第14回 ススキと関東鉄道常総線

  [花鉄の部屋]第14回は、秋の西日に照らされるススキと常総線です。
タイトル= 風にそよぐ…
撮影者= 大藪啄也
撮影地= 茨城県下妻市

 関東鉄道常総線は、取手駅(茨城県取手市)から下館駅(同県筑西市)の24駅間を結ぶ51.1kmを、ほぼ鬼怒川に沿うように関東平野を走ります。路線名は沿線が旧常陸国と旧下総国に跨がることに由来します。その前身である常総鉄道株式会社が大正2年(1913年)に開通、沿線地域と共に発展した常総線は、今年の11月1日に開業100周年という大きな節目を迎えます。
 常総線ではこの佳節を控えた4年前の秋から[開業100周年記念フラワープロジェクト]に取り組み、関鉄レールファンクラブの皆さんが中心となって、今までにサクラ、コスモス、ヒマワリ、アジサイなどで沿線を「花鉄」風景でいっぱいにして来ました。
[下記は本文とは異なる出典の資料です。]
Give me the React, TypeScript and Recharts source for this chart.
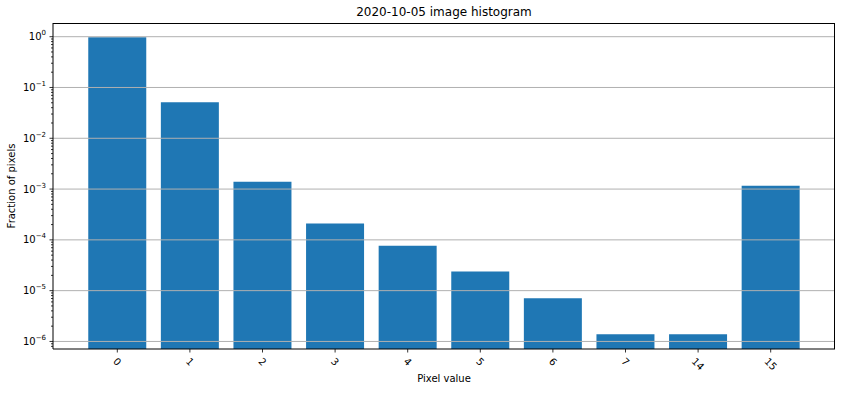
import React from "react"
import { Bar, BarChart, ReferenceLine, XAxis, YAxis } from "recharts"

const pixelValues = ["0", "1", "2", "3", "4", "5", "6", "7", "14", "15"]
const fractions = [
   0.97, 0.051, 1.39e-3, 2.09e-4, 7.7e-5, 2.39e-5, 7.06e-6, 1.39e-6, 1.39e-6, 1.16e-3,
]
const majorTicks = [1e-6, 1e-5, 1e-4, 1e-3, 1e-2, 1e-1, 1]
const minorSteps = [2, 3, 4, 5, 6, 7, 8, 9]
const yDomain = [7.1e-7, 1.86]

const data = pixelValues.map((px, i) => ({ px, frac: fractions[i] }))

const allTicks = (() => {
   const out: number[] = []
   for (let e = -7; e <= 0; e++) {
      out.push(Math.pow(10, e))
      for (const s of minorSteps) out.push(s * Math.pow(10, e))
   }
   return out.filter((v) => v >= yDomain[0] && v <= yDomain[1])
})()

const FONT = "DejaVu Sans, sans-serif"

const isMajor = (v: number) => {
   const l = Math.log10(v)
   return Math.abs(l - Math.round(l)) < 1e-9
}

const YTick = (props: any) => {
   const { x, y, payload } = props
   const v = payload.value
   const major = isMajor(v)
   const exp = Math.round(Math.log10(v))
   return (
      <g>
         <line x1={x} x2={x - (major ? 3.5 : 2)} y1={y} y2={y} stroke="#000" strokeWidth={0.8} />
         {major && (
            <text x={x - 7} y={y + 3.5} textAnchor="end" fontSize={10} fontFamily={FONT} fill="#000">
               10
               <tspan dy={-5} fontSize={7}>
                  {exp === 0 ? "0" : "\u2212" + Math.abs(exp)}
               </tspan>
            </text>
         )}
      </g>
   )
}

const XTick = (props: any) => {
   const { x, y, payload } = props
   const label = String(payload.value)
   const w = label.length * 6.4
   const h = (w + 10) * 0.707
   const cy = y + h / 2
   return (
      <text
         x={x}
         y={cy}
         textAnchor="middle"
         dominantBaseline="central"
         fontSize={10}
         fontFamily={FONT}
         fill="#000"
         transform={`rotate(45 ${x} ${cy})`}
      >
         {label}
      </text>
   )
}

export default function App() {
   return (
      <div style={{ position: "absolute", left: 0, top: 0, width: 841, height: 393, background: "#fff" }}>
         <div
            style={{
               position: "absolute",
               left: 53,
               width: 782,
               top: 5,
               textAlign: "center",
               fontFamily: FONT,
               fontSize: 12,
               color: "#000",
            }}
         >
            2020-10-05 image histogram
         </div>
         <div
            style={{
               position: "absolute",
               left: 53,
               width: 782,
               top: 373,
               textAlign: "center",
               fontFamily: FONT,
               fontSize: 10,
               color: "#000",
            }}
         >
            Pixel value
         </div>
         <div
            style={{
               position: "absolute",
               left: 11,
               top: 186,
               transform: "translate(-50%, -50%) rotate(-90deg)",
               whiteSpace: "nowrap",
               fontFamily: FONT,
               fontSize: 10,
               color: "#000",
            }}
         >
            Fraction of pixels
         </div>
         <BarChart
            width={841}
            height={393}
            data={data}
            margin={{ top: 23, right: 6, bottom: 0, left: 0 }}
            barCategoryGap="10%"
         >
            <XAxis
               dataKey="px"
               padding={{ left: 28, right: 28 }}
               height={44}
               tickSize={3.5}
               tickMargin={3.5}
               tick={<XTick />}
               interval={0}
               stroke="#000"
               axisLine={{ stroke: "#000", strokeWidth: 1 }}
               tickLine={{ stroke: "#000", strokeWidth: 0.8 }}
            />
            <YAxis
               scale="log"
               domain={yDomain}
               allowDataOverflow
               ticks={allTicks}
               interval={0}
               width={53}
               tickSize={0}
               tickMargin={0}
               tickLine={false}
               tick={<YTick />}
               axisLine={{ stroke: "#000", strokeWidth: 1 }}
            />
            <Bar dataKey="frac" fill="#1f77b4" isAnimationActive={false} />
            {majorTicks.map((t) => (
               <ReferenceLine key={t} y={t} stroke="#b0b0b0" strokeWidth={1} />
            ))}
         </BarChart>
         <div
            style={{
               position: "absolute",
               left: 53,
               top: 23,
               width: 782,
               height: 326,
               boxSizing: "border-box",
               borderTop: "1px solid #000",
               borderRight: "1px solid #000",
               pointerEvents: "none",
            }}
         />
      </div>
   )
}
加えて今年の春からは、[開業100周年記念・関鉄フォトコンテスト]を開催し、フラワープロジェクトで咲き誇った花々と常総線の「花鉄写真」を広く募りました(10月10日締め切り)。どんな「花鉄」が受賞されるか楽しみですね。

 子供の頃から鉄道が大好きだったという今号の撮影者の大藪氏は、鉄道写真家真島満秀氏(1946〜2009)に感化され、「旅情」をテーマに「鉄道のある風景写真」を撮り始めたそうです。「自分の写真を見て『旅に出たい』と思っていただけたら望外の喜びです。」と語る大藪氏のブログ[さすらいびとの子守唄]では、氏が追い求める「季節」や「光」あふれる日常の鉄道風景が満載です。
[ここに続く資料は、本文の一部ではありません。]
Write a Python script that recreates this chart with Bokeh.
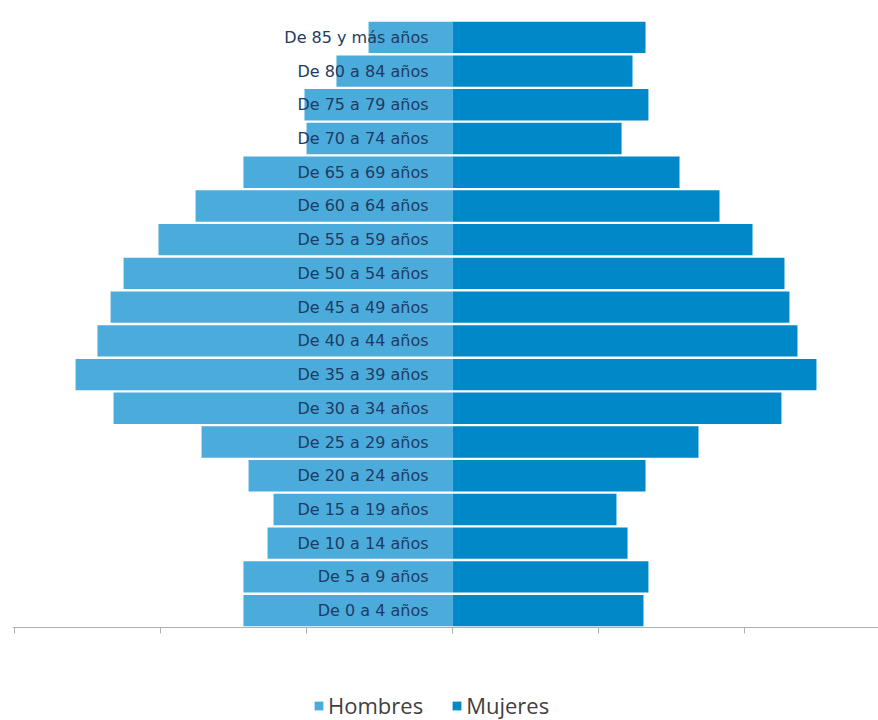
from bokeh.plotting import figure
from bokeh.models import (ColumnDataSource, Range1d, FixedTicker,
                          CustomJSTickFormatter, Legend, LegendItem)
from bokeh.core.properties import value
from bokeh.embed import file_html
from bokeh.resources import INLINE

# ---- data (bottom to top) ----
grupos = ["De 0 a 4 años", "De 5 a 9 años", "De 10 a 14 años", "De 15 a 19 años",
          "De 20 a 24 años", "De 25 a 29 años", "De 30 a 34 años", "De 35 a 39 años",
          "De 40 a 44 años", "De 45 a 49 años", "De 50 a 54 años", "De 55 a 59 años",
          "De 60 a 64 años", "De 65 a 69 años", "De 70 a 74 años", "De 75 a 79 años",
          "De 80 a 84 años", "De 85 y más años"]
hombres = [1432, 1432, 1267, 1226, 1397, 1719, 2322, 2582, 2432, 2342, 2253, 2014,
           1760, 1432, 1000, 1014, 795, 575]
mujeres = [1308, 1342, 1199, 1123, 1322, 1685, 2253, 2493, 2363, 2308, 2274, 2055,
           1829, 1555, 1158, 1342, 1233, 1322]
ticks = [-3000, -2000, -1000, 0, 1000, 2000, 3000]

n = len(grupos)
src = ColumnDataSource(dict(
    grupo=grupos,
    pos=list(range(n)),
    h_left=[-v for v in hombres],
    h_right=[0] * n,
    m_left=[0] * n,
    m_right=mujeres,
))

p = figure(width=878, height=720, output_backend="svg", toolbar_location=None,
           x_range=Range1d(-3014, 2918), y_range=Range1d(-3.258, 18.093),
           x_axis_location="above",
           min_border_left=12, min_border_right=0, min_border_top=0,
           min_border_bottom=0)
p.outline_line_color = None
p.grid.visible = False
p.yaxis.visible = False

rh = p.hbar(y="pos", left="h_left", right="h_right", height=0.93, source=src,
            fill_color="#4BACDC", line_color=None)
rm = p.hbar(y="pos", left="m_left", right="m_right", height=0.93, source=src,
            fill_color="#0088C8", line_color=None)

p.text(x="h_right", y="pos", text="grupo", source=src, x_offset=-24,
       text_align="right", text_baseline="middle",
       text_font=value("DejaVu Sans"), text_font_size="16px", text_color="#1F3B63")

xa = p.xaxis[0]
xa.fixed_location = -0.5
xa.ticker = FixedTicker(ticks=ticks)
xa.formatter = CustomJSTickFormatter(code="return ''")
xa.major_label_standoff = 0
xa.axis_line_color = "#B0B0B0"
xa.major_tick_line_color = "#B0B0B0"
xa.major_tick_out = 0
xa.major_tick_in = 6
xa.minor_tick_line_color = None

legend = Legend(items=[LegendItem(label="Hombres", renderers=[rh]),
                       LegendItem(label="Mujeres", renderers=[rm])],
                orientation="horizontal", location=(301, 0))
legend.border_line_color = None
legend.background_fill_alpha = 0
legend.padding = 0
legend.margin = 0
legend.spacing = 28
legend.glyph_width = 11
legend.glyph_height = 11
legend.label_standoff = 4
legend.label_text_font = "Open Sans"
legend.label_text_font_size = "22px"
legend.label_text_color = "#404040"
p.add_layout(legend)

open("out.html", "w").write(file_html(p, INLINE))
 昨年の秋の下妻駅〜大宝駅間、晴れているとはいえ陽射しが弱く霞がかった中で「煌めくススキを撮るのは厳しいかな」と感じていたところ、「程よく吹く風に救われた」という一枚。
 大藪氏が「風にそよいだ方が画になる」というススキ(芒/薄)は、動物の尾に見立てて尾花とも呼ばれ、ハギやナデシコなどと共に秋の七草のひとつに数えられます。十五夜のお月見にはお団子や、栗や里芋など秋の収穫物と一緒に飾られます。


ススキの花…白い穂は、ススキの花の集まり、黄色いのは雄しべです。秋が深まると、花は綿毛をつけた種子に変わり、風に乗って舞い飛ぶ準備が整います。間もなく種子は新天地を求めて旅に出ます。
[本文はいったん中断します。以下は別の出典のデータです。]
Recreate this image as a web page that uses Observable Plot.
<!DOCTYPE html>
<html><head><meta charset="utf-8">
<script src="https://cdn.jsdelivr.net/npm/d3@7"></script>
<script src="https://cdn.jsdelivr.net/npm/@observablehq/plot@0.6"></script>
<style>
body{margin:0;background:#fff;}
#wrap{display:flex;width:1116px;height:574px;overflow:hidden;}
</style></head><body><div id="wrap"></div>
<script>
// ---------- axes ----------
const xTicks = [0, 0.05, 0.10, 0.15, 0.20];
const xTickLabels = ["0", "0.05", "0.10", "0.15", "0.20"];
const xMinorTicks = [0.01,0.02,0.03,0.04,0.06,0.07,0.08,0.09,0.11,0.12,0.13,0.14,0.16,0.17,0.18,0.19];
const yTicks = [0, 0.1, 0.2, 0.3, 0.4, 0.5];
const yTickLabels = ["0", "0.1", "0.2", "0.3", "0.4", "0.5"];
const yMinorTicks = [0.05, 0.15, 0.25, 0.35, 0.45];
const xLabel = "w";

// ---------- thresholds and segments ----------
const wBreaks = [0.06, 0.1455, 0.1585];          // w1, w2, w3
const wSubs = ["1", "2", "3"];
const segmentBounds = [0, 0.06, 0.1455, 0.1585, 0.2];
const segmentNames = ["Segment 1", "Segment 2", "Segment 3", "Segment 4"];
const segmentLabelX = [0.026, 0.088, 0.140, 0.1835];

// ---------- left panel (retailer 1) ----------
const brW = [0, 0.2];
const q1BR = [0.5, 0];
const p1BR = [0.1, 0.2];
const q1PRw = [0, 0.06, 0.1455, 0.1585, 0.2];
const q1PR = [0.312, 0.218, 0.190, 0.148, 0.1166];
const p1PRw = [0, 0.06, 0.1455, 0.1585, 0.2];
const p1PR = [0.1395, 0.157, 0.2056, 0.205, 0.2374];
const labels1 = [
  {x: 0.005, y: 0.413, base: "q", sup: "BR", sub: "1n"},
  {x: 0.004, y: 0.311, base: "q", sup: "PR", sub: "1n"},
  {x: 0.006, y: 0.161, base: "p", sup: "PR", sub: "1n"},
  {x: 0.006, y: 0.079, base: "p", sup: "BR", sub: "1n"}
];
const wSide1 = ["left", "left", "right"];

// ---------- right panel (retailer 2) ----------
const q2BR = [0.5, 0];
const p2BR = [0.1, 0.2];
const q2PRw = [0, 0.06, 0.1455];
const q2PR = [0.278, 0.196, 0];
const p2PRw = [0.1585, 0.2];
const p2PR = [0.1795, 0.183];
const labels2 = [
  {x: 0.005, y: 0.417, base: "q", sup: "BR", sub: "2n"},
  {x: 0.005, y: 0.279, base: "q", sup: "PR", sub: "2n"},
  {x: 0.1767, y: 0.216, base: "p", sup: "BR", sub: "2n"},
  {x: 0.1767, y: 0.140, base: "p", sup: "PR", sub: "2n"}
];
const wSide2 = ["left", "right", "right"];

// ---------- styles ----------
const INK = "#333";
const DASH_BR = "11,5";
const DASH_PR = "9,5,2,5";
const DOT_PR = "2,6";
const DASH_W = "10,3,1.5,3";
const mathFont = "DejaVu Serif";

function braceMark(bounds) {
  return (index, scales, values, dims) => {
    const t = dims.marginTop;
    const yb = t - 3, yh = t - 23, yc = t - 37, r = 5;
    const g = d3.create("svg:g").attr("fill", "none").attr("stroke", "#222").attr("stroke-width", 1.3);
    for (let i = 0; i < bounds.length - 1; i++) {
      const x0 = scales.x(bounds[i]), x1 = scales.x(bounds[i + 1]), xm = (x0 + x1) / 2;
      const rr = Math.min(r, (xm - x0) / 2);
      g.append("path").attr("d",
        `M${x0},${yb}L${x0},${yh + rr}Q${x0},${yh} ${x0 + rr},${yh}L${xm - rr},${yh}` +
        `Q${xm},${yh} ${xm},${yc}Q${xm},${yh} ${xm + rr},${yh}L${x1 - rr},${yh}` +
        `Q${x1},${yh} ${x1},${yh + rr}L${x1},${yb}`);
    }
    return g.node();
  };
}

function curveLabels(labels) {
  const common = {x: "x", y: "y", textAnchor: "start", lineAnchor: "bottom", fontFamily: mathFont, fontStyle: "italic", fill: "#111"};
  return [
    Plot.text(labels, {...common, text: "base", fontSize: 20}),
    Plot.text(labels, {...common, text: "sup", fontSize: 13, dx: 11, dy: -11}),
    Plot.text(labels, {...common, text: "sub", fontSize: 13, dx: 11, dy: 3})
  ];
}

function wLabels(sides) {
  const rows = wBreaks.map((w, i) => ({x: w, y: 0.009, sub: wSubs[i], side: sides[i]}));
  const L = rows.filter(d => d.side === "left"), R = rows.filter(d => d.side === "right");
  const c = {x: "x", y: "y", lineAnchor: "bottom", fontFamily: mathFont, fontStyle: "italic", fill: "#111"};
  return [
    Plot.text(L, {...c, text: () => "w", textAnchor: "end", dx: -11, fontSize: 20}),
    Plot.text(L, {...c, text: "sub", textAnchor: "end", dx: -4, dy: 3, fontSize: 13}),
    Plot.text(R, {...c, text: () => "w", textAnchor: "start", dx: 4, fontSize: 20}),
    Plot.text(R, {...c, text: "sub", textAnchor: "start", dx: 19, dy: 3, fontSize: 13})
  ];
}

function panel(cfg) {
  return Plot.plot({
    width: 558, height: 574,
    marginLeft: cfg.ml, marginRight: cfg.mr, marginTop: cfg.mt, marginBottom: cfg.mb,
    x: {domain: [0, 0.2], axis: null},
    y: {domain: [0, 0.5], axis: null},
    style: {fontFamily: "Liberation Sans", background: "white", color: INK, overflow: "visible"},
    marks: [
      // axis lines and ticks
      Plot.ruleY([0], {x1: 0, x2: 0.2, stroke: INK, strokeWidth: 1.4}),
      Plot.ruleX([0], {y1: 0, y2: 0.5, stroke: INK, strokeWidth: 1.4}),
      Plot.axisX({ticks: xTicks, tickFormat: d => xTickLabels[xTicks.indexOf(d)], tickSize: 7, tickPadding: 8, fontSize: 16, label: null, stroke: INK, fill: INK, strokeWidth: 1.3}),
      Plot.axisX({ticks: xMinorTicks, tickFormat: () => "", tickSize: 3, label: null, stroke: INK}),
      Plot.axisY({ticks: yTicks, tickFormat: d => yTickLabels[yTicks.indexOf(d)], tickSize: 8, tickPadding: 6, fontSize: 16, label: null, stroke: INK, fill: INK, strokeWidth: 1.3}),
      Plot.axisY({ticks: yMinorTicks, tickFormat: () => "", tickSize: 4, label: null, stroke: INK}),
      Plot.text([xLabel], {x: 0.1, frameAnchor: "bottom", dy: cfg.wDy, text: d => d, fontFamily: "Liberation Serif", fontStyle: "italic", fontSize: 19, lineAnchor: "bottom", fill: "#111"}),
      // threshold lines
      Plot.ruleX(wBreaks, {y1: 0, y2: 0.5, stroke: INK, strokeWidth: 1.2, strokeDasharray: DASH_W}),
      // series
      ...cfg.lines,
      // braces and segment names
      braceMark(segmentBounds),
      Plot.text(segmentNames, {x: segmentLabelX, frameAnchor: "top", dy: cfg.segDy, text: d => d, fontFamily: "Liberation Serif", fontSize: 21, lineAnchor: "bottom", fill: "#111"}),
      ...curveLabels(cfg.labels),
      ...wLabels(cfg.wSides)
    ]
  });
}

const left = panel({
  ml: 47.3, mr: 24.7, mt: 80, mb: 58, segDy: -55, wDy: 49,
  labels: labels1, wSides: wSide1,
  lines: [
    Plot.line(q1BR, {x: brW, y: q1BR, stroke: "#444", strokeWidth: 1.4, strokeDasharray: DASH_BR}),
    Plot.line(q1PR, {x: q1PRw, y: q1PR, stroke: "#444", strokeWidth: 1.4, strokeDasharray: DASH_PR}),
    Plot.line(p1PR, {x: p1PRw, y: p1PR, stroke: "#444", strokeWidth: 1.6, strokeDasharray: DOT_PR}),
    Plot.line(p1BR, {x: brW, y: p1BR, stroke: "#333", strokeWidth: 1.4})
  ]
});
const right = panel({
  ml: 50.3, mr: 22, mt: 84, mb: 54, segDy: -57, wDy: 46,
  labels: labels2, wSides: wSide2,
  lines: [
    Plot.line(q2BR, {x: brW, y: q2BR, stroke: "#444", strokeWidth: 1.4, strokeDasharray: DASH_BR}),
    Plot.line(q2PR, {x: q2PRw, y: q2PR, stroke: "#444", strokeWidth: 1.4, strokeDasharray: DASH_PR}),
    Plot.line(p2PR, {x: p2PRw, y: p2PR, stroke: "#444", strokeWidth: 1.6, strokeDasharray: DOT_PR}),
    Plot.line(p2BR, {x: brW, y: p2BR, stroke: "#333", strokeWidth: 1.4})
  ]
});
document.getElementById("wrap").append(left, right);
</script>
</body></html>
[花鉄(はなてつ)]とは細分化されている鉄道ファンは、乗ることが好きな「乗り鉄」「旅鉄」、撮影専門の「撮り鉄」、その発車ベルや走行音のファンを「録り鉄」、駅弁を食べ歩く「食べ鉄」、女性の鉄道ファンを「鉄子」などと呼ぶことがあるそうです。そこで、私たちは各地で出会える「花」と「鉄道」が共生する素敵な風景を、勝手に「花鉄」と名付けて愛し続けることにしました。